Your goal —
Return the count of lines that mention "this", with no other words.

————

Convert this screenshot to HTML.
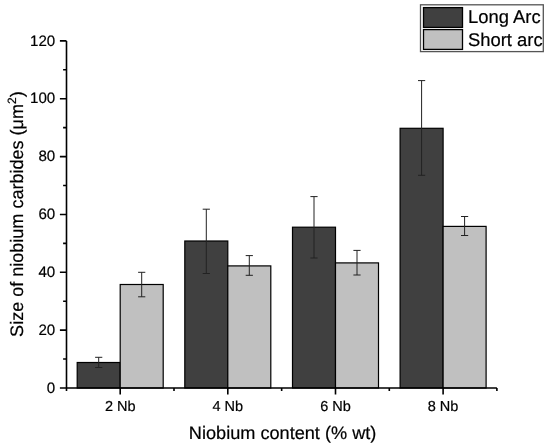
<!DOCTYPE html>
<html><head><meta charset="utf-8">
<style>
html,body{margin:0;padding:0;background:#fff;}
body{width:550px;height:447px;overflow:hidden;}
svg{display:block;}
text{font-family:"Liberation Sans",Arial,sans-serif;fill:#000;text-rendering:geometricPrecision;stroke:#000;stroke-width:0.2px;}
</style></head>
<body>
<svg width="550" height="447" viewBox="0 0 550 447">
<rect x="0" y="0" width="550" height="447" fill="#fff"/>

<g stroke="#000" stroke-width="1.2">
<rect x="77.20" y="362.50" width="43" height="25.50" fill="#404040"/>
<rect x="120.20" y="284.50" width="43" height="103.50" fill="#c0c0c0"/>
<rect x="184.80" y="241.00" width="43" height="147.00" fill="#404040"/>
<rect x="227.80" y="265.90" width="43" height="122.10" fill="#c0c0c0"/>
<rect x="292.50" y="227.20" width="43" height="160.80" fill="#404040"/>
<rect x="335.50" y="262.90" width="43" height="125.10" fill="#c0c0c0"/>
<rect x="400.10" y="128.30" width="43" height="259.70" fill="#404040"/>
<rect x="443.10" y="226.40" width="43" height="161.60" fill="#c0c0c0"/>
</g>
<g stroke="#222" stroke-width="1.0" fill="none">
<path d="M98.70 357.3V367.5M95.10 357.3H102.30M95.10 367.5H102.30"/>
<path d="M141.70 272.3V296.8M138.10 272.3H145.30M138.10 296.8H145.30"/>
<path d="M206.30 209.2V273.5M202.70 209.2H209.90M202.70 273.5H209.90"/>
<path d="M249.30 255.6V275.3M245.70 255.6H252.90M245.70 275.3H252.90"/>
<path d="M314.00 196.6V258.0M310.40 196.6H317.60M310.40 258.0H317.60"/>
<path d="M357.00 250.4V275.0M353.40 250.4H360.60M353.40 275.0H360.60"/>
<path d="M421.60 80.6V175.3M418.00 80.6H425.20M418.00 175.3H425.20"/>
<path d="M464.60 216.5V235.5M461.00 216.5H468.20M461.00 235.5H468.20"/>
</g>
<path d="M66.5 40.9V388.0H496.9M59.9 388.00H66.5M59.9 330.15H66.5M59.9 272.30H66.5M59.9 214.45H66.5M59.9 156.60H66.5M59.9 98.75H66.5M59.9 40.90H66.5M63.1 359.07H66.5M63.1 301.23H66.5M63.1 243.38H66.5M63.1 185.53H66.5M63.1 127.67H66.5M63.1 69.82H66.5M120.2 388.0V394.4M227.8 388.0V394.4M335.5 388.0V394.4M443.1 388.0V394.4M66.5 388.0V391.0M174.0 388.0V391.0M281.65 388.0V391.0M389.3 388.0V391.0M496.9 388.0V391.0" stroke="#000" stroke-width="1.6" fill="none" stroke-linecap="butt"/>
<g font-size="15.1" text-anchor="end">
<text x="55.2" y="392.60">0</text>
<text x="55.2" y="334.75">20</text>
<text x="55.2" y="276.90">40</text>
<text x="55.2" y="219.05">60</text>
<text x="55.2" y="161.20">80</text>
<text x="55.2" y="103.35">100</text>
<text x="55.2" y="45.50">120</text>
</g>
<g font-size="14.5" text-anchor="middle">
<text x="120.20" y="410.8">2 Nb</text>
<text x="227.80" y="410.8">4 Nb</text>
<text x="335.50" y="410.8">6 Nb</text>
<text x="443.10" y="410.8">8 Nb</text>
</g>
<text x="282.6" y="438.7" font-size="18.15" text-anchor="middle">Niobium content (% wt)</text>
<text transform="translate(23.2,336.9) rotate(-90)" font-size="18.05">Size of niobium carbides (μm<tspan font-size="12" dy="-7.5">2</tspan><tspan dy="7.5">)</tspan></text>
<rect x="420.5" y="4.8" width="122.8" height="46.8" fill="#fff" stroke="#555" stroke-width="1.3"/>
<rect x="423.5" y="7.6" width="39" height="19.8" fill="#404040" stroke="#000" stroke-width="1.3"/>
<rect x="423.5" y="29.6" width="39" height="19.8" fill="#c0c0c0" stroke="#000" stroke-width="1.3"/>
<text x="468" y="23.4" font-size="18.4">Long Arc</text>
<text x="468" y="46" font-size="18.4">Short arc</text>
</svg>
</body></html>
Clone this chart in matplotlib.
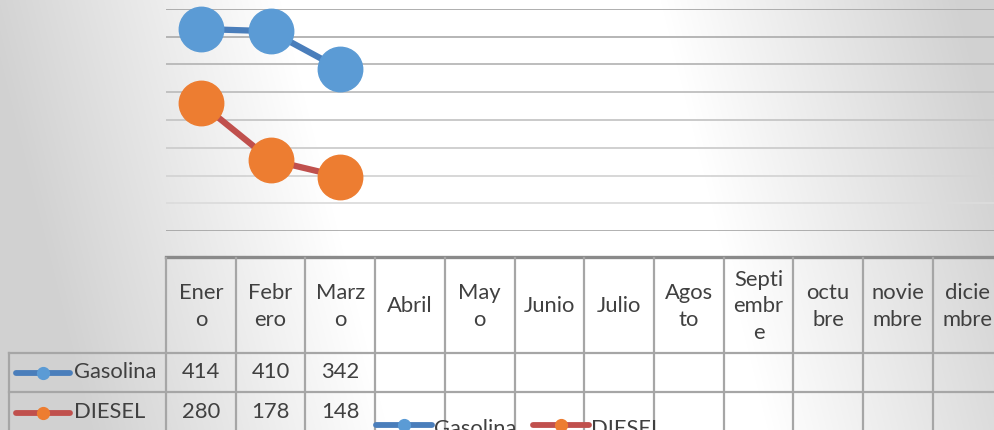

————

Finished task —
2